Wednesday, October 05, 2005

Post #2

I've been thinking about this for the past few...units of time...and now that I finally have a forum in which to discuss this, I think I'm just going to let all of my thoughts out on it.

I'm sick of indirectness in dating, relationships, and the whole shot. I just think it's ridiculous. I've been involved in it for as long as I can remember, and to me, it just seems to make everything much harder. I hate having to analyze everything I've said to Girl after talking to her and scrutinizing every last detail of everything she said to me, all of her body language, voice inflections, etc., to see if she's really interested in me or not. I would much prefer a society in which we could be much more open about how we feel and not be so all-fired afraid of expressing ourselves.

To be clear, I'm not demanding a society in which a guy walks up to a girl and tells her something along the lines of:

Guy: Hey, you're hot.
Girl: Why yes, I am. I notice you are also attractive.
Guy: I am. We should really date one another.
Girl: I concur.
[they make out like crazed weasels]

This isn't realistic at all, I know. Rather, I'd prefer a life where I could tell a girl that I like spending time with her and would like to spend more time with her so as to get to know her better. I feel like girls (and probably guys) are scared by this, thinking that they have to commit to a relationship right now if s/he says that and they have to start planning out their wedding soon and who are we going to get to do the flowers and there's so many people I want to invite to the wedding but I don't have the money to send that many cards and what are we going to name our children and there's just not enough TIME!!!

So I generally keep my mouth shut. Maybe I shouldn't. Maybe I should try this with someone sometime and see how things work. Maybe if I post things like this on enough forums, people will start to read it, the idea will spread, and soon, I won't have to worry about sending the right signals. Ah, what a wonderful world that would be.

On a side note, I notice that I have a completely different writing style and voice when I write things of a more philosophical nature. I wonder why that is.

- Optimistic.

7 comments:

Braden said...

My opinion of you has changed more than of anyone on blue-beta since meeting you, and consistently for the better; basically everything you say is clever or insightful. I mean, heck, I thought The Huntsman was Petra or The Franchise. That's high praise right there. Keep up the interesting thoughts.

Unknown said...

Uhm...May I just say the fact that you used weasels as people who make out, made me laugh.

Unknown said...

There may be nothing cooler than the fact that the pope herself is posting on my humble blog. Welcome, welcome, Your Holiness. I'm more pleased than you can imagine that you are who you are.

Redoubt said...

>>I would much prefer a society in which we could be much more open about how we feel and not be so all-fired afraid of expressing ourselves.<<

Here here! Ot is it hear hear, I never really new. It's probably the latter, that makes more sense.

Anyway. I'm glad you finally got a blog. Because like I said, I'd read it. And I AM reading it.

Unknown said...

For what it's worth, my dear Redoubt, I'm glad you're reading it.

Mike said...

You are very much on target with this (and your other) post(s). It is refreshing to find someone who thinks somewhat like I do. Now you've got me starting up my own blog and I can consume some more of my time on it. :)

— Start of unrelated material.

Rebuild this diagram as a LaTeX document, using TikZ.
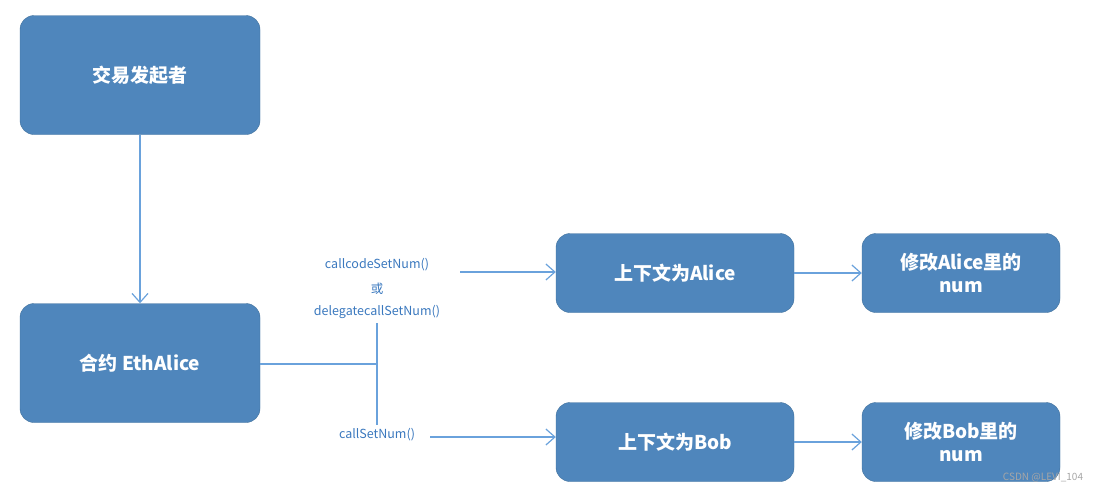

But, really, I've had some really rewarding experiences dealing with women. The only downside is, I have yet to find a relationship that actually works. And it's exactly because of the communication problem you are discussing.

Going into a particularly promising relationship seems to lead both guys and girls to make the conclusion "this is it!" Ha. Nothing could be further from the truth. I still wonder what it will be like when I find the relationship that really is "it".

Anonymous said...

quick backstory: hadn't been on 100 hour board in AGES (oh, i missed it!), found link here, read blog, end.

you reminded me of something a friend of mine said. "i really wish i could just say to a girl, 'i dig you, i think you dig me, let's just hang out and dig each other and see where things go.' i wish i could say that." so do i...except replace girl with boy. why can't we do that, optimist? why??

in other news, you amuse me. i think we would be friends.